Exercise objective:
Find the line with "Output the LaTeX" and the line with "width=284, minimum height=281]", then repeat both of them and every line in between exactly. Omit the pictures.

═════ Data to use

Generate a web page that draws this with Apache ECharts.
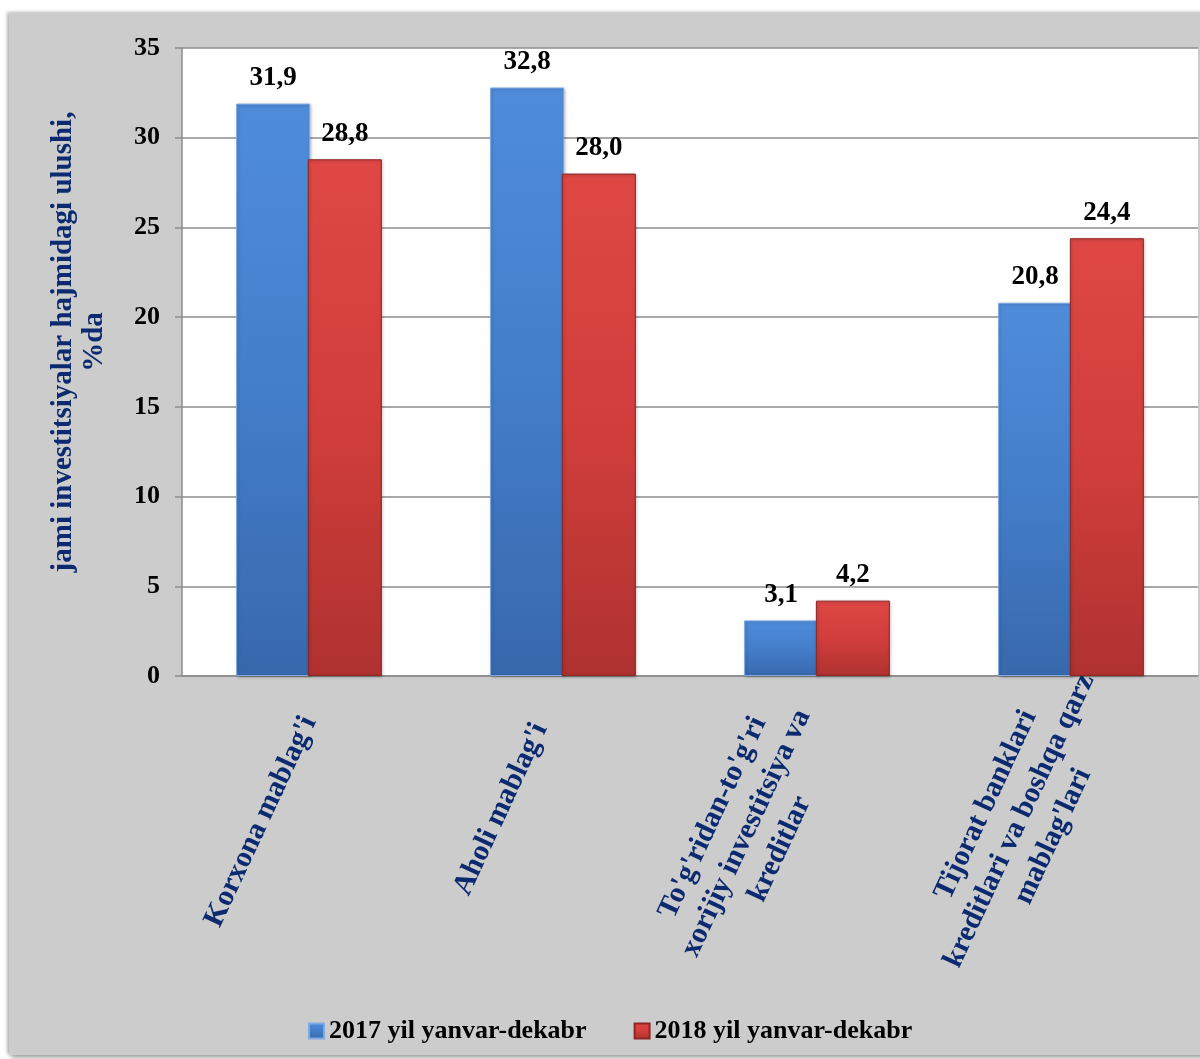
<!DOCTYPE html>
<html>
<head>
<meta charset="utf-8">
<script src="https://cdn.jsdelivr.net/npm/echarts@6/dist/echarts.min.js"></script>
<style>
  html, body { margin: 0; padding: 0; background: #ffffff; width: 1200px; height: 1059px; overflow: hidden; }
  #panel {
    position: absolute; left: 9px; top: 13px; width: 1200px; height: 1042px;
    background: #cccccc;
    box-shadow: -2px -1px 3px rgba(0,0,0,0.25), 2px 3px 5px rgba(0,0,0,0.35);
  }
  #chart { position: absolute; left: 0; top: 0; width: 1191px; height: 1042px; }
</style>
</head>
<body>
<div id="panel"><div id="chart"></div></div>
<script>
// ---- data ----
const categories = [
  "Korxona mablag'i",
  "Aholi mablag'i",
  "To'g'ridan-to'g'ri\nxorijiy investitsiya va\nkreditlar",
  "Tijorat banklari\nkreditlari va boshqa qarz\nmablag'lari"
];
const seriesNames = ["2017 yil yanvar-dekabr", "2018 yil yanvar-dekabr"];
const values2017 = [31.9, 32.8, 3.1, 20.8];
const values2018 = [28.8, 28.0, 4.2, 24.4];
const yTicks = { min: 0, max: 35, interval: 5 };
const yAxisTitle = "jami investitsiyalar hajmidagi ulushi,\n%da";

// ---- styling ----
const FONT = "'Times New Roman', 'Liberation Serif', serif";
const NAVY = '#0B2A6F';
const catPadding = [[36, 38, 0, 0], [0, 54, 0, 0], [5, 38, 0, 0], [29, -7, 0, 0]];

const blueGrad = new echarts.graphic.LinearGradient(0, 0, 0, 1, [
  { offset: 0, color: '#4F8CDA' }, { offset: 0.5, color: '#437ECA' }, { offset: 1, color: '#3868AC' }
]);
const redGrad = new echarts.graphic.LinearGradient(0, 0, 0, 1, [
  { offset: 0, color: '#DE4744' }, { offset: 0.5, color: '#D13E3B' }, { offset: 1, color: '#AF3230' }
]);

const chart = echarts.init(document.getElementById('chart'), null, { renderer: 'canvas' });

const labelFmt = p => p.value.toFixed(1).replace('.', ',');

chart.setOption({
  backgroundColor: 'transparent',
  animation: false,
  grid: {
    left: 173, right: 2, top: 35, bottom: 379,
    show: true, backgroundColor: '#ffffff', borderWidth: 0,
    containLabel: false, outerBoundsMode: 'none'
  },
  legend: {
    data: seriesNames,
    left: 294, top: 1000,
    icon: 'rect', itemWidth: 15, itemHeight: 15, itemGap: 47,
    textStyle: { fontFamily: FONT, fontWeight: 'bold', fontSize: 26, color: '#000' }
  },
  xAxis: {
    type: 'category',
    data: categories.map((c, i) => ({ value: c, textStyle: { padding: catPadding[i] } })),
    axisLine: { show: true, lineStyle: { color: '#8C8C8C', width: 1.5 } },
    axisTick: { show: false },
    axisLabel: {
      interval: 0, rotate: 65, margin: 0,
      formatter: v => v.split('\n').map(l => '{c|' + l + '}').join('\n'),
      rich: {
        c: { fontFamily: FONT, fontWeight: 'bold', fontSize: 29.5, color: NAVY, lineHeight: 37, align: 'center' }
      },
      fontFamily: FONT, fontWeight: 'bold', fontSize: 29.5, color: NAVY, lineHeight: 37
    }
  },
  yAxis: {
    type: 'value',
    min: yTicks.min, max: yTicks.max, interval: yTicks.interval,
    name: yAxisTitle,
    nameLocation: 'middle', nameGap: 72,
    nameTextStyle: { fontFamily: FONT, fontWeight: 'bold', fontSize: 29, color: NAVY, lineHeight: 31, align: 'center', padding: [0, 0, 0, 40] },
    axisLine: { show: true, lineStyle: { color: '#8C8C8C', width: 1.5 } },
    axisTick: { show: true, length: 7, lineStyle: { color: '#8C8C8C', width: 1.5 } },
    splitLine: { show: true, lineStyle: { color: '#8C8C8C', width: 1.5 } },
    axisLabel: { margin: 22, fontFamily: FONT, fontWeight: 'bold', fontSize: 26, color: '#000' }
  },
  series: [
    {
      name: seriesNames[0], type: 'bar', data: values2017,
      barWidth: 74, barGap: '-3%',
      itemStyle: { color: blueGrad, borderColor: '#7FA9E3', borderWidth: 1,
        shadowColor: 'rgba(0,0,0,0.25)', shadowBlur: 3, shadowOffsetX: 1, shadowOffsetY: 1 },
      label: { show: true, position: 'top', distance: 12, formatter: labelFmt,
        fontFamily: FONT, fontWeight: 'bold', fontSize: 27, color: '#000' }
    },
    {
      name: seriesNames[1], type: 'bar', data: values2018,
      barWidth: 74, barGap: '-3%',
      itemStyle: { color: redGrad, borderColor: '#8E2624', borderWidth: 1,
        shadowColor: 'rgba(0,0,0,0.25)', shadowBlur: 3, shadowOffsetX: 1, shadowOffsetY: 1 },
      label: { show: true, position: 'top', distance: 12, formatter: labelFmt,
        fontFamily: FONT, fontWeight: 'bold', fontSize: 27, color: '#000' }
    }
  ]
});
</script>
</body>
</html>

══════════
═════ Data to use

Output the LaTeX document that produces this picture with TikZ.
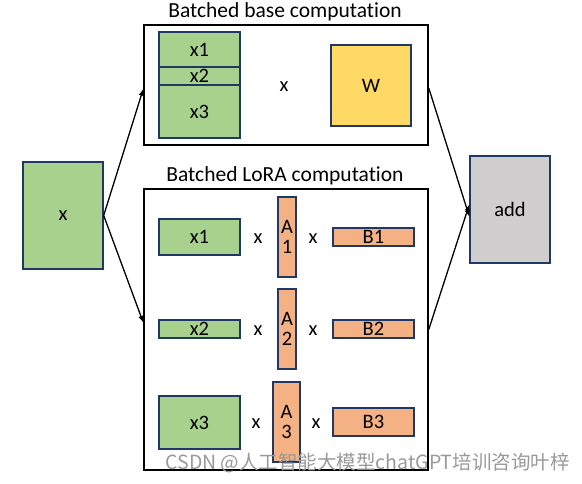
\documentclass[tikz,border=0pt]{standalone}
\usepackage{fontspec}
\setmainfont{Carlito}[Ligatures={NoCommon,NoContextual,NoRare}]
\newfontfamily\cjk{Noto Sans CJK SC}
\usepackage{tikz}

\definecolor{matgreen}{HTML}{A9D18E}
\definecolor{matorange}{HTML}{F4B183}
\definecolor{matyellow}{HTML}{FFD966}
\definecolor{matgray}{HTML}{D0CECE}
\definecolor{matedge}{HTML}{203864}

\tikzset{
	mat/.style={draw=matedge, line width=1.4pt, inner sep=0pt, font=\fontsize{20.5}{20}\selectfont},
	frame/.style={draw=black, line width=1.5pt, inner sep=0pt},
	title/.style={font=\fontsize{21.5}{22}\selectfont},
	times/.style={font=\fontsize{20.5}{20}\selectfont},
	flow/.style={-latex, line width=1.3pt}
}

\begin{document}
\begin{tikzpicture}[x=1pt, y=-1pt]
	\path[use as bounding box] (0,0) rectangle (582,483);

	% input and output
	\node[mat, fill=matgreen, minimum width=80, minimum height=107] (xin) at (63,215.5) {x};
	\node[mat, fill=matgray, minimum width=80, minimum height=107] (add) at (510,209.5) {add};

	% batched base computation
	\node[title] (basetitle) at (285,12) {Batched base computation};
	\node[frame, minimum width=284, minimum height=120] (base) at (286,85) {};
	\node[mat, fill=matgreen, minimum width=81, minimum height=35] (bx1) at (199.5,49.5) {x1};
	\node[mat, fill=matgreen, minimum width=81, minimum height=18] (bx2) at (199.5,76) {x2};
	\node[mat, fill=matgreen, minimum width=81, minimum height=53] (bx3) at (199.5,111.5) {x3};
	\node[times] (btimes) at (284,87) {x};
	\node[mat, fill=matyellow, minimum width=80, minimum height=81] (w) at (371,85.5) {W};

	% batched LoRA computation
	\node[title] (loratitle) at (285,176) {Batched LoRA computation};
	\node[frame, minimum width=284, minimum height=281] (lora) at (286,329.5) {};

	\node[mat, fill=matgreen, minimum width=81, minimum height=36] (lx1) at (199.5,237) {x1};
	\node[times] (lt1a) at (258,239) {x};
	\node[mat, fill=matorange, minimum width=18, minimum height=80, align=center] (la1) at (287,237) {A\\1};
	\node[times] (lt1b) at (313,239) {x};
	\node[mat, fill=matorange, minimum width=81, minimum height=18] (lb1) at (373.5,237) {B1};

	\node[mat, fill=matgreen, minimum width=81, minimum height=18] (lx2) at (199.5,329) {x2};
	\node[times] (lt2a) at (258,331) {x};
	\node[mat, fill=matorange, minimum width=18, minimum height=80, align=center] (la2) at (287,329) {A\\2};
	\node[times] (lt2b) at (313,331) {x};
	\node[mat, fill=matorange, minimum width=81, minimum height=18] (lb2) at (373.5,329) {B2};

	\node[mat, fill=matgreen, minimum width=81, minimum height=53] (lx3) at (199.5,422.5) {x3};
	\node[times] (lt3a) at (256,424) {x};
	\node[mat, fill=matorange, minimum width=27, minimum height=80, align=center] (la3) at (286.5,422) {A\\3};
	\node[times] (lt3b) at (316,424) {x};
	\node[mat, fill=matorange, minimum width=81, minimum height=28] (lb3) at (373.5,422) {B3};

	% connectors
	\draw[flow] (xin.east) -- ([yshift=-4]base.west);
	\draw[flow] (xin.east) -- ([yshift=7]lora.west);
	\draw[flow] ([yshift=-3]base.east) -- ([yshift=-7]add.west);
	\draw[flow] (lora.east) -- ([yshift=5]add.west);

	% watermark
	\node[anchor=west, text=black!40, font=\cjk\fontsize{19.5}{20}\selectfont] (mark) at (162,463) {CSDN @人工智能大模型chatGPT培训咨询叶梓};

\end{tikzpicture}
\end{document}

══════════

Task result:
Output the LaTeX document that produces this picture with TikZ.
\documentclass[tikz,border=0pt]{standalone}
\usepackage{fontspec}
\setmainfont{Carlito}[Ligatures={NoCommon,NoContextual,NoRare}]
\newfontfamily\cjk{Noto Sans CJK SC}
\usepackage{tikz}

\definecolor{matgreen}{HTML}{A9D18E}
\definecolor{matorange}{HTML}{F4B183}
\definecolor{matyellow}{HTML}{FFD966}
\definecolor{matgray}{HTML}{D0CECE}
\definecolor{matedge}{HTML}{203864}

\tikzset{
	mat/.style={draw=matedge, line width=1.4pt, inner sep=0pt, font=\fontsize{20.5}{20}\selectfont},
	frame/.style={draw=black, line width=1.5pt, inner sep=0pt},
	title/.style={font=\fontsize{21.5}{22}\selectfont},
	times/.style={font=\fontsize{20.5}{20}\selectfont},
	flow/.style={-latex, line width=1.3pt}
}

\begin{document}
\begin{tikzpicture}[x=1pt, y=-1pt]
	\path[use as bounding box] (0,0) rectangle (582,483);

	% input and output
	\node[mat, fill=matgreen, minimum width=80, minimum height=107] (xin) at (63,215.5) {x};
	\node[mat, fill=matgray, minimum width=80, minimum height=107] (add) at (510,209.5) {add};

	% batched base computation
	\node[title] (basetitle) at (285,12) {Batched base computation};
	\node[frame, minimum width=284, minimum height=120] (base) at (286,85) {};
	\node[mat, fill=matgreen, minimum width=81, minimum height=35] (bx1) at (199.5,49.5) {x1};
	\node[mat, fill=matgreen, minimum width=81, minimum height=18] (bx2) at (199.5,76) {x2};
	\node[mat, fill=matgreen, minimum width=81, minimum height=53] (bx3) at (199.5,111.5) {x3};
	\node[times] (btimes) at (284,87) {x};
	\node[mat, fill=matyellow, minimum width=80, minimum height=81] (w) at (371,85.5) {W};

	% batched LoRA computation
	\node[title] (loratitle) at (285,176) {Batched LoRA computation};
	\node[frame, minimum width=284, minimum height=281] (lora) at (286,329.5) {};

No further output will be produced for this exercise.